Second, we have chosen the language carefully throughout this chapter. We have never once stated that a condition “is satisfied.” When we perform an analysis, we are making an assumption that the conditions are satisfied. We can never prove that they are satisfied; we can only show that the data is consistent with a particular set of conditions. We can, however, provide evidence that a condition is violated. When that is the case, we should be wary of trusting the resulting p-values and confidence intervals that are constructed from imposing that questionable condition. This is not unlike hypothesis testing; just as we can never prove the null hypothesis is true, we cannot prove that a condition is satisfied. The graphics are constructed using residuals, but what we are looking for comes from how we expect the residuals to behave if a particular condition about the errors is true. Just because residuals behave a certain way, however, does not guarantee a condition is or is not met. Just like hypothesis testing, we are looking for what we are able to discern given the data.

TipBig Idea

We cannot prove a condition is satisfied; we can only hope to show the data is consistent with the condition and that it is therefore reasonable to assume the condition is satisfied.

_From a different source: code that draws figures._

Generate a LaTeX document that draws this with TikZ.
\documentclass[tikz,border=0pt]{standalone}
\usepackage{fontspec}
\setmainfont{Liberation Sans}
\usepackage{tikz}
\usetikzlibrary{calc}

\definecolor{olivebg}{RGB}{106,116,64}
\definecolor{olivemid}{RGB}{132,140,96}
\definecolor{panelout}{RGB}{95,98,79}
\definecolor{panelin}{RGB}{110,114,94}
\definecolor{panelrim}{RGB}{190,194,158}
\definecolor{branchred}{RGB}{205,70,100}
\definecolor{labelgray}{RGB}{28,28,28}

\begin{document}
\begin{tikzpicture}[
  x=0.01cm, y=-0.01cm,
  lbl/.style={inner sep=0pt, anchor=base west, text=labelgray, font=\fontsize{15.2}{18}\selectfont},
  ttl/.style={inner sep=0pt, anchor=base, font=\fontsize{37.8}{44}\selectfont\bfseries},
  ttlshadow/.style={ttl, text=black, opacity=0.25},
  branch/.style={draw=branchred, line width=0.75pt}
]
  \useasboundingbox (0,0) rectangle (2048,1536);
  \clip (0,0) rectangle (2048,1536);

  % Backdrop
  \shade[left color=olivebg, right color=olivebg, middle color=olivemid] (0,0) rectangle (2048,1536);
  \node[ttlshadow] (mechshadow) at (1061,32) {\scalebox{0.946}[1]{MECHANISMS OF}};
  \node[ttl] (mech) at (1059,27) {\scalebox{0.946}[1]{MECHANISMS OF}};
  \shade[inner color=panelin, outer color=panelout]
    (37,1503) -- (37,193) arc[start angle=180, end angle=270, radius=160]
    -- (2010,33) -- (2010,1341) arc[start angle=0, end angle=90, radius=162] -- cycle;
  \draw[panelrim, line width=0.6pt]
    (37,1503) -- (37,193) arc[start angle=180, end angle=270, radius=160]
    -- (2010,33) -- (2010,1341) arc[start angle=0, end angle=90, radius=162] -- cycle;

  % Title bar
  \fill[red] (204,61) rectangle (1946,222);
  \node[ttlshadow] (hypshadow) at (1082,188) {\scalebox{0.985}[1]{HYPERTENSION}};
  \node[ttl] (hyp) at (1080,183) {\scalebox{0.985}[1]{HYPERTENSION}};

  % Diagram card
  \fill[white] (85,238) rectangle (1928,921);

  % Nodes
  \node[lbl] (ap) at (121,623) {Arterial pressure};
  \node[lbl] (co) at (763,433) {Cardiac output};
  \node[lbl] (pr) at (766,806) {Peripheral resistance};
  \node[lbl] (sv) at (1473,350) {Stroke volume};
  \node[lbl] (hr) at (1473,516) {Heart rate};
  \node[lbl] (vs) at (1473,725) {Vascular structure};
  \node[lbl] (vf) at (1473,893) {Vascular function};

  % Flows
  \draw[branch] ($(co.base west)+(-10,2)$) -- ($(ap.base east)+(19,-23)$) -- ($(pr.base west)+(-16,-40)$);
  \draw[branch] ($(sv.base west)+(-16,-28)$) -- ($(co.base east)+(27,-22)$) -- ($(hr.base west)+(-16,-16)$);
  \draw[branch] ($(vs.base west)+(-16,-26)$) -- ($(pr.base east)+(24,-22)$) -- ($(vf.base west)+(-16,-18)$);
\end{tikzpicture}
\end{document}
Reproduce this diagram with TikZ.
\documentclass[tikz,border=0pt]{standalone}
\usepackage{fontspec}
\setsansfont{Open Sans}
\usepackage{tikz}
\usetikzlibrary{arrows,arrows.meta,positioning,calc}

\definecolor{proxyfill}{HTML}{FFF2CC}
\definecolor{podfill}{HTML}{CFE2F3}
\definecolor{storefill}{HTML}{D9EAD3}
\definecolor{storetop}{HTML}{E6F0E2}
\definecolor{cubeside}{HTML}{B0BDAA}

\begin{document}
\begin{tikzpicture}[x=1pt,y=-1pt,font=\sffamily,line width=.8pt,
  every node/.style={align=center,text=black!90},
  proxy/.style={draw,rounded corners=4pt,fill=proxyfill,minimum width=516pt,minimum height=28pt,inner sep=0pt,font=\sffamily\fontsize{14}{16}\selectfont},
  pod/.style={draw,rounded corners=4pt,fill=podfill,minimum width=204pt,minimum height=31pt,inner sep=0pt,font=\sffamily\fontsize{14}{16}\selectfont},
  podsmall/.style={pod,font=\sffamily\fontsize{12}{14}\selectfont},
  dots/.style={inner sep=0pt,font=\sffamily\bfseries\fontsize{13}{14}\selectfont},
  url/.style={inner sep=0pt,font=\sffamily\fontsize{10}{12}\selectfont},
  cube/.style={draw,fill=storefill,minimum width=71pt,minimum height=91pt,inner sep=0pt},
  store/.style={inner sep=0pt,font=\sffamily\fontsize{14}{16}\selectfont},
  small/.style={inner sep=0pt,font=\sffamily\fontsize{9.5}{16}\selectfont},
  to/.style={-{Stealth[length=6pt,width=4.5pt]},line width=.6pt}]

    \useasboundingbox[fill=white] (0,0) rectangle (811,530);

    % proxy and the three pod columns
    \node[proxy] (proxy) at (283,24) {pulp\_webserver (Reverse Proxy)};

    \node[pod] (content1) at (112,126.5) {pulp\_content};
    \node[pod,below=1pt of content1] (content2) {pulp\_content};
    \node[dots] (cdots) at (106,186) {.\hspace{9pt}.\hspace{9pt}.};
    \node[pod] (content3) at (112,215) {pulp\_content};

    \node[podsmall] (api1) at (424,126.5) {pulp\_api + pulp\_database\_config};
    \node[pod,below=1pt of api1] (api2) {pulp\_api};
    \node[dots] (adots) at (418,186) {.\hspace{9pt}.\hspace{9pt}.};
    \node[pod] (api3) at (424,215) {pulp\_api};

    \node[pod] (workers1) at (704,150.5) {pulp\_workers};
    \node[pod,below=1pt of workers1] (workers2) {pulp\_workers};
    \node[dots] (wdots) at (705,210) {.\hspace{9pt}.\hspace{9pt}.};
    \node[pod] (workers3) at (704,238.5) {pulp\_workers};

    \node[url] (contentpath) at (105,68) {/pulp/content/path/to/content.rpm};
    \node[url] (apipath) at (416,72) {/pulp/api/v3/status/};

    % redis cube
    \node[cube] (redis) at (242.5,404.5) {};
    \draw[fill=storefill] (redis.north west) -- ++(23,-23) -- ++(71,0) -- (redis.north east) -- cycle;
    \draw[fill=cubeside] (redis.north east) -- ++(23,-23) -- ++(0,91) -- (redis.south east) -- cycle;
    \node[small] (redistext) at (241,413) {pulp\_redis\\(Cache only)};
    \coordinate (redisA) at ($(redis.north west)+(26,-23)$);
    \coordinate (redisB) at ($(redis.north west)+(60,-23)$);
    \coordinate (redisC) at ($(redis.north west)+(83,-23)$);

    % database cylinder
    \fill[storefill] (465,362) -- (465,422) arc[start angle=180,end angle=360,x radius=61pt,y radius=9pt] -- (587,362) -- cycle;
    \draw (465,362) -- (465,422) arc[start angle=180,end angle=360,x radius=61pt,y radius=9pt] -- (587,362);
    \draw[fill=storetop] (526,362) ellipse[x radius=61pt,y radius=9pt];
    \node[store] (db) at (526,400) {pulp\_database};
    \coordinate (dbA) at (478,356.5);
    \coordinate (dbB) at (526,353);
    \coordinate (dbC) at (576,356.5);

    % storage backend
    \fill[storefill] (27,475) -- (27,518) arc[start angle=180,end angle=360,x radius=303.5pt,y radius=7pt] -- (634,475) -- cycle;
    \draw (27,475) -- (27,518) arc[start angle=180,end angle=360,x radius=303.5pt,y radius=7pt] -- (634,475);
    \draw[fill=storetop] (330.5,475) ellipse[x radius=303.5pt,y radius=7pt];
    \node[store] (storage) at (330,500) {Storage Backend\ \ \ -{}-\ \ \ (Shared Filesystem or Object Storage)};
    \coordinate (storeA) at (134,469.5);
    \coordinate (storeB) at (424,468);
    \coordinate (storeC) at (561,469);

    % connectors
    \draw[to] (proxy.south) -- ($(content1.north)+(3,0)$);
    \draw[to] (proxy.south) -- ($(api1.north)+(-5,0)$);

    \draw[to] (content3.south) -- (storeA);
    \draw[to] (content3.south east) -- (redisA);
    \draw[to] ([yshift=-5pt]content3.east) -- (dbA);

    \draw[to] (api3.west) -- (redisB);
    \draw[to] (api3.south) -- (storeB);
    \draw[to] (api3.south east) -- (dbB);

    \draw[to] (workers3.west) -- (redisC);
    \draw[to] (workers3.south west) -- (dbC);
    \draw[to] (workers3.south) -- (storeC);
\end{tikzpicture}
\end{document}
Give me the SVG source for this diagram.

Third, any conditions required for a particular analysis should be assessed. If our sample is not consistent with the necessary conditions, we should choose a different analysis. The inference we obtain from an analysis is only reliable if the data is consistent with any necessary conditions required to implement that analysis.

Finally, transparency is crucial. Perhaps more important than which conditions we choose to impose is clearly communicating to our audience our decisions. If our analysis is to be replicated or critiqued fairly (and any scientist or engineer should welcome such critique), we need to be transparent about the decisions we make along the way, including the assumptions we make on the model for the data-generating process.